Here's the thing though: $40K in 14 weeks on Databricks doesn't sound like a Databricks problem. That's a "nobody knew what they were doing with either platform" problem. Both platforms will burn money if you're not using them right.
At my company (mid-size fintech), we were paying $28K/month on Snowflake with massive compute sitting idle. We had three different teams running duplicate transformations because nobody understood the governance model. Switched to Databricks two years ago, and yeah, the first four months were rough — steep learning curve on Delta Lake and Spark, people were still writing inefficient queries.
But here's what made the difference: we hired a single data engineer who actually knew Databricks. That person cost us $150K/year. In month six, our infrastructure costs dropped by 35% and our analytics latency cut in half.
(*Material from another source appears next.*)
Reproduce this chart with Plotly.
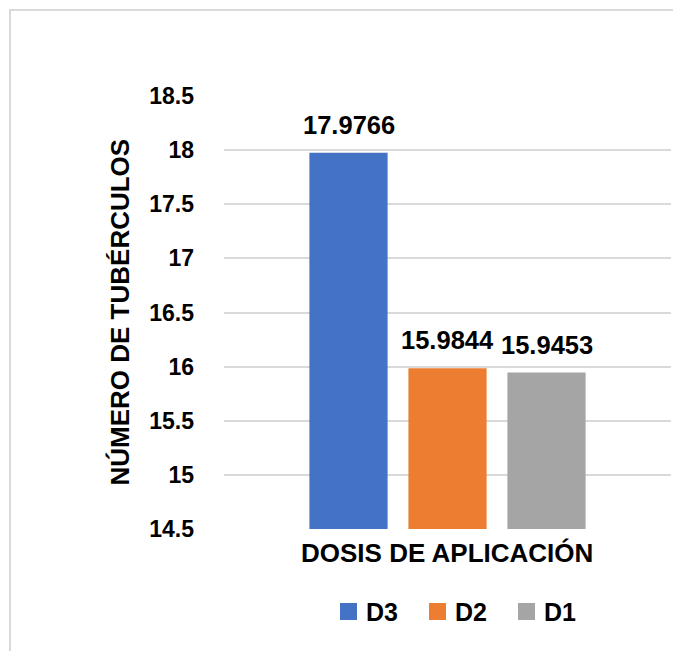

Snowflake might genuinely be better for your use case — it probably is if you're doing mostly SQL analytics and not much ML. But don't blame Databricks for a selection or execution problem. Ask yourself: did you have someone on the team who actually understood the platform, or did you just turn it on and hope? Because I guarantee that's where your money went.
Yeah, this is brutal and I've seen it happen twice. Here's what actually matters when choosing between them:
For your situation: pull a month of actual usage logs. Calculate what you'd pay on Snowflake for that exact workload. Sometimes the difference is smaller than the switching cost. Sometimes it's not.
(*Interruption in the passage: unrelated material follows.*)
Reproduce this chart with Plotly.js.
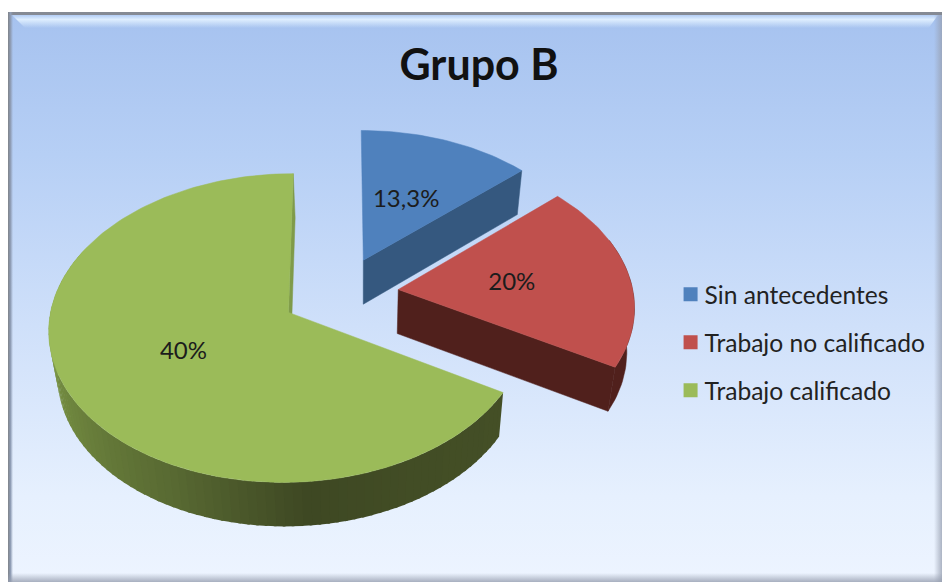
<!DOCTYPE html>
<html><head><meta charset="utf-8">
<script src="https://cdn.plot.ly/plotly-3.0.1.min.js"></script>
<style>
html,body{margin:0;padding:0;background:#fff;width:942px;height:582px;overflow:hidden}
#bg{position:absolute;left:8px;top:12px;width:934px;height:570px;background:linear-gradient(to bottom,#a6c2ef 0%,#b6cff5 25%,#cfe0fa 55%,#e6f0fe 85%,#edf4ff 100%)}
#fT{position:absolute;left:0;top:0;width:934px;height:3px;background:#858a94}
#fL{position:absolute;left:0;top:0;width:5px;height:570px;background:linear-gradient(to right,#7f8389,#8f9db5 50%,rgba(166,194,239,0))}
#bev{position:absolute;left:4px;top:3px;width:926px;height:13px;background:linear-gradient(to bottom,rgba(190,215,250,.5),rgba(225,240,255,.95) 35%,rgba(166,194,239,0));clip-path:polygon(0 0,100% 0,99% 100%,13px 100%)}
#fR{position:absolute;right:0;top:3px;width:8px;height:567px;background:linear-gradient(to right,rgba(180,190,210,0),rgba(150,158,175,.75))}
#fB{position:absolute;left:0;bottom:0;width:934px;height:9px;background:linear-gradient(to bottom,rgba(180,190,210,0),rgba(150,158,175,.8))}
#chart{position:absolute;left:0;top:0;width:942px;height:582px}
</style></head><body>
<div id="bg"><div id="bev"></div><div id="fT"></div><div id="fL"></div><div id="fR"></div><div id="fB"></div></div>
<div id="chart"></div>
<script>
const chartTitle = 'Grupo B';
const categories = ['Sin antecedentes', 'Trabajo no calificado', 'Trabajo calificado'];
const values = [13.3, 20, 66.7];
const dataLabels = ['13,3%', '20%', '40%'];
const topColors = ['#4F81BD', '#C0504D', '#9BBB59'];
const wallColors = ['#35587F', '#50201C', '#7F9B4A'];
const pull = 0.25;

// projection of the tilted disc onto the hidden axes
const PX = {cx: 340, cy: 293.5, a: 235, b: 149, k: 0.1, depth: 44, shrink: 0.972, vx: 0.09};
const LABEL_R = 0.49;
const FONT = 'Lato, "Open Sans", sans-serif';
const rad = d => d * Math.PI / 180;
function proj(X, Y, low) {
  const s = 1 / (1 + PX.k * Y);
  let x = X * s, y = Y * s;
  if (low) { x = PX.vx + (x - PX.vx) * PX.shrink; y -= PX.depth / PX.b; }
  return [x, y];
}
const total = values.reduce((a, b) => a + b, 0);
let acc = 0;
const slices = values.map(v => {
  const start = acc / total * 360; acc += v;
  const end = acc / total * 360, mid = (start + end) / 2;
  return {start, end, mid, ox: pull * Math.sin(rad(mid)), oy: pull * Math.cos(rad(mid))};
});
function rim(sl, ang, low) { return proj(sl.ox + Math.sin(rad(ang)), sl.oy + Math.cos(rad(ang)), low); }
function apex(sl, low) { return proj(sl.ox, sl.oy, low); }
function poly(pts, color, lw) {
  pts = pts.concat([pts[0]]);
  return {type: 'scatter', mode: 'lines', x: pts.map(p => p[0]), y: pts.map(p => p[1]), fill: 'toself',
          fillcolor: color, line: {color: color, width: lw === undefined ? 0.5 : lw}, showlegend: false, hoverinfo: 'skip'};
}
function radialWall(sl, ang, color) {
  return poly([apex(sl), rim(sl, ang), rim(sl, ang, true), apex(sl, true)], color);
}
function arcPts(sl, a0, a1, low) {
  const n = Math.max(2, Math.ceil(Math.abs(a1 - a0) / 1.5)), out = [];
  for (let i = 0; i <= n; i++) out.push(rim(sl, a0 + (a1 - a0) * i / n, low));
  return out;
}
function topFace(sl, color) {
  return poly([apex(sl)].concat(arcPts(sl, sl.start, sl.end)), color);
}
// shading of the green outer wall by angle
const shade = [[120, [68, 79, 38]], [150, [66, 77, 37]], [175, [62, 72, 35]], [205, [88, 105, 50]], [240, [110, 133, 62]], [270, [126, 155, 72]], [292, [126, 155, 72]]];
function shadeAt(a) {
  for (let i = 1; i < shade.length; i++) {
    if (a <= shade[i][0]) {
      const t = (a - shade[i - 1][0]) / (shade[i][0] - shade[i - 1][0]);
      const c = shade[i - 1][1].map((v, j) => Math.round(v + (shade[i][1][j] - v) * t));
      return 'rgb(' + c.join(',') + ')';
    }
  }
  return 'rgb(' + shade[shade.length - 1][1].join(',') + ')';
}
const traces = [];
// blue
traces.push(radialWall(slices[0], slices[0].end, wallColors[0]));
traces.push(topFace(slices[0], topColors[0]));
// red
traces.push(radialWall(slices[1], slices[1].end, wallColors[1]));
traces.push(poly(arcPts(slices[1], 70, slices[1].end).concat(arcPts(slices[1], slices[1].end, 70, true)), wallColors[1]));
traces.push(topFace(slices[1], topColors[1]));
// green
traces.push(radialWall(slices[2], slices[2].end, wallColors[2]));
for (let a = slices[2].start; a < 292; a += 2) {
  traces.push(poly(arcPts(slices[2], a, a + 2.6).concat(arcPts(slices[2], a + 2.6, a, true)), shadeAt(a + 1), 0));
}
traces.push(topFace(slices[2], topColors[2]));
// data labels
const lp = slices.map(sl => proj(sl.ox + LABEL_R * Math.sin(rad(sl.mid)), sl.oy + LABEL_R * Math.cos(rad(sl.mid)) - 0.012));
traces.push({type: 'scatter', mode: 'text', x: lp.map(p => p[0]), y: lp.map(p => p[1]), text: dataLabels,
  textposition: 'middle center', textfont: {family: FONT, size: 24, color: '#1c1c1c'}, showlegend: false, hoverinfo: 'skip'});
// legend
categories.forEach((c, i) => traces.push({type: 'scatter', mode: 'markers', x: [null], y: [null], name: c, legendgroup: c,
  marker: {symbol: 'square', size: 14, color: topColors[i]}, hoverinfo: 'skip'}));

const layout = {
  width: 942, height: 582, margin: {l: 0, r: 0, t: 0, b: 0},
  paper_bgcolor: 'rgba(0,0,0,0)', plot_bgcolor: 'rgba(0,0,0,0)',
  title: {text: '<b>' + chartTitle + '</b>', x: 0.5085, xanchor: 'center', y: 0.888, yanchor: 'middle', font: {family: FONT, size: 43, color: '#111'}},
  xaxis: {visible: false, range: [-PX.cx / PX.a, (942 - PX.cx) / PX.a], fixedrange: true},
  yaxis: {visible: false, range: [(PX.cy - 582) / PX.b, PX.cy / PX.b], fixedrange: true},
  showlegend: true,
  legend: {x: 0.7055, xanchor: 'left', y: 0.412, yanchor: 'middle', bgcolor: 'rgba(0,0,0,0)', traceorder: 'grouped', tracegroupgap: 13,
           font: {family: FONT, size: 24.6, color: '#222'}, itemwidth: 30, itemclick: false}
};
Plotly.newPlot('chart', traces, layout, {staticPlot: true, displayModeBar: false}).then(() => {
  // the legend swatches sit closer to their text in the original
  document.querySelectorAll('.legend .legendpoints').forEach(n => n.setAttribute('transform', 'translate(6,0)'));
});
</script></body></html>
Finance wants a number? Get your cloud provider to run a TCO comparison. Takes a week, kills the guessing.
Did you actually evaluate Snowflake side-by-side before committing? We almost made the same move at my company until we realized our SQL queries were way heavier than Databricks' spark engine could handle cleanly. What's your actual workload—mostly analytics dashboards or heavy ETL jobs?
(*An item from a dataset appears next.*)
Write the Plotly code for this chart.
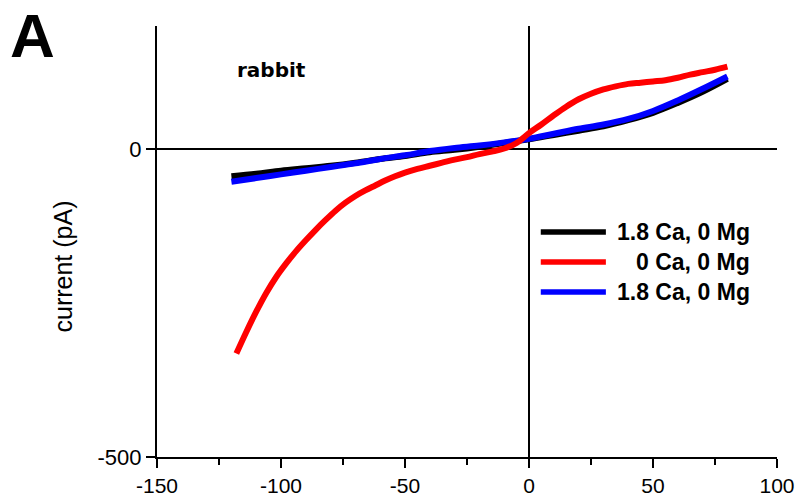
import plotly.graph_objects as go

# Membrane potential (mV) and whole-cell current (pA)
v_ca = [-120, -110, -100, -90, -80, -70, -60, -50, -40, -30, -20, -10,
        0, 10, 20, 30, 40, 50, 60, 70, 80]
i_ca_a = [-44, -40, -35, -31, -27, -22, -16, -11, -5, -1, 4, 10,
          16, 23, 30, 37, 47, 59, 75, 93, 114]
i_ca_b = [-53, -47, -41, -35, -29, -23, -16, -10, -3, 2, 6, 11,
          17, 25, 33, 40, 49, 62, 79, 98, 118]

v_noca = [-118, -114, -110, -106, -102, -98, -94, -90, -86, -82, -78,
          -74, -70, -66, -62, -58, -54, -50, -45, -40, -35, -30, -25,
          -20, -15, -10, -5, 0, 5, 10, 15, 20, 25, 30, 35, 40, 45, 50,
          55, 60, 65, 70, 75, 80]
i_noca = [-332, -297, -264, -234, -208, -186, -166, -148, -131, -115,
          -100, -87, -76, -67, -59, -51, -44, -38, -32, -27, -22, -17,
          -13, -8, -4, 1, 10, 26, 40, 55, 69, 81, 90, 97, 102, 106, 108,
          110, 112, 116, 121, 125, 129, 134]

series_names = ["1.8 Ca, 0 Mg", "0 Ca, 0 Mg", "1.8 Ca, 0 Mg"]
series_colors = ["#000000", "#ff0000", "#0000ff"]

x_tickvals = [-150, -100, -50, 0, 50, 100]
x_ticktext = ["-150", "-100", "-50", "0", "50", "100"]
y_tickvals = [-500, 0]
y_ticktext = ["-500", "0"]

FONT = "Liberation Sans, Arial, sans-serif"

fig = go.Figure()
line_w = 6
fig.add_trace(go.Scatter(x=v_ca, y=i_ca_a, mode="lines", name=series_names[0],
                         line=dict(color=series_colors[0], width=line_w, shape="spline")))
fig.add_trace(go.Scatter(x=v_ca, y=i_ca_b, mode="lines", name=series_names[2],
                         line=dict(color=series_colors[2], width=line_w, shape="spline")))
fig.add_trace(go.Scatter(x=v_noca, y=i_noca, mode="lines", name=series_names[1],
                         line=dict(color=series_colors[1], width=line_w, shape="spline")))

fig.update_layout(
    width=796, height=497,
    margin=dict(l=157, r=19, t=26, b=40),
    paper_bgcolor="white", plot_bgcolor="white",
    showlegend=False,
    font=dict(family=FONT, color="black"),
)

fig.update_xaxes(
    range=[-150, 100], showgrid=False, automargin=False,
    showline=True, linecolor="black", linewidth=2,
    zeroline=True, zerolinecolor="black", zerolinewidth=2,
    ticks="outside", ticklen=9, tickwidth=2, tickcolor="black",
    tickvals=x_tickvals, ticktext=x_ticktext,
    tickfont=dict(family=FONT, size=21, color="black"),
    minor=dict(dtick=25, tick0=-150, ticks="outside", ticklen=6,
               tickwidth=2, tickcolor="black", showgrid=False),
)
fig.update_yaxes(
    range=[-500, 200], showgrid=False, automargin=False,
    showline=True, linecolor="black", linewidth=2,
    zeroline=True, zerolinecolor="black", zerolinewidth=2,
    ticks="outside", ticklen=9, tickwidth=2, tickcolor="black",
    tickvals=y_tickvals, ticktext=y_ticktext,
    tickfont=dict(family=FONT, size=22, color="black"),
)

# Legend: long line swatches with right-aligned bold labels
legend_rows = [0.522, 0.4524, 0.3828]
for name, color, yr in zip(series_names, series_colors, legend_rows):
    fig.add_shape(type="line", xref="paper", yref="paper",
                  x0=0.619, x1=0.724, y0=yr, y1=yr,
                  line=dict(color=color, width=5.5))
    fig.add_annotation(xref="paper", yref="paper", x=0.9597, y=yr,
                       text=name, showarrow=False, xanchor="right", yanchor="middle",
                       font=dict(family=FONT, size=23, color="black", weight="bold"))

fig.add_annotation(xref="paper", yref="paper", x=0.1847, y=0.898,
                   text="rabbit", showarrow=False, xanchor="center", yanchor="middle",
                   font=dict(family="DejaVu Sans", size=20, color="black", weight="bold"))

# Panel letter, kept inside the page
fig.add_annotation(xref="paper", yref="paper", x=-0.238, y=1.0603,
                   text="A", showarrow=False, xanchor="left", yanchor="top",
                   borderpad=0,
                   font=dict(family=FONT, size=62, color="black", weight="bold"))

fig.add_annotation(xref="paper", yref="paper", x=-0.1516, y=0.442,
                   text="current (pA)", showarrow=False, textangle=-90,
                   xanchor="center", yanchor="middle",
                   font=dict(family=FONT, size=25, color="black"))

fig.write_html("out.html")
We had almost the exact same situation at my last company. Went Databricks in 2022 because of the Unity Catalog hype. Six months in, our data eng team was drowning in cluster management and cost overruns we didn't forecast. The pitch didn't match reality.
Here's what I'd actually do: First, stop the bleeding right now. Calculate your true all-in monthly cost including compute, storage, and engineering time spent managing it. We were at $8K/month by month four when the contract said $3K.
Then run a hard 2-week proof of concept on Snowflake with your actual workloads. Not the sales demo data. Your actual queries, your actual volume. We found Snowflake was 35% cheaper and our queries ran faster because we didn't have to tune Spark clusters.
For the sunk $40K — yeah, that's gone. But call your Databricks account rep and ask about early exit fees. Sometimes they'll negotiate if you're honest about fit. Ours reduced the penalty by 40%.
Switching cost us another $12K in migration plus two weeks of eng time, but we're at $2.8K/month now with zero cluster maintenance. Worth it.
We did the exact opposite at my last company—picked Snowflake over Databricks and watched our analytics team burn out on cost overruns within 8 weeks because nobody understood the compute-storage separation until it was too late, so honestly both platforms have ways to wreck your budget if your team doesn't know what they're doing.
We did the exact opposite—picked Snowflake thinking it'd handle our ML ops, then realized we needed Databricks' Delta Lake for feature stores. Spent $35K before admitting the mistake. The real problem was nobody in the selection process had actually run both systems in prod. Make sure you get a technical POC with YOUR actual workload before committing. Unity Catalog looked great on the slide, but if you're just running SQL queries, Snowflake's simpler.
Yeah, the Databricks sales team is basically running a hostage negotiation at this point—they get you locked in on Unity Catalog promises, then you realize you're paying $40K to basically be their QA team. We went through something similar at my last company; spent three months trying to get Delta Lake optimization working before someone finally admitted the docs were written for a different use case entirely. The brutal part? Snowflake would've just worked out of the box and cost half as much. Finance teams love asking why, but they love contracts even more.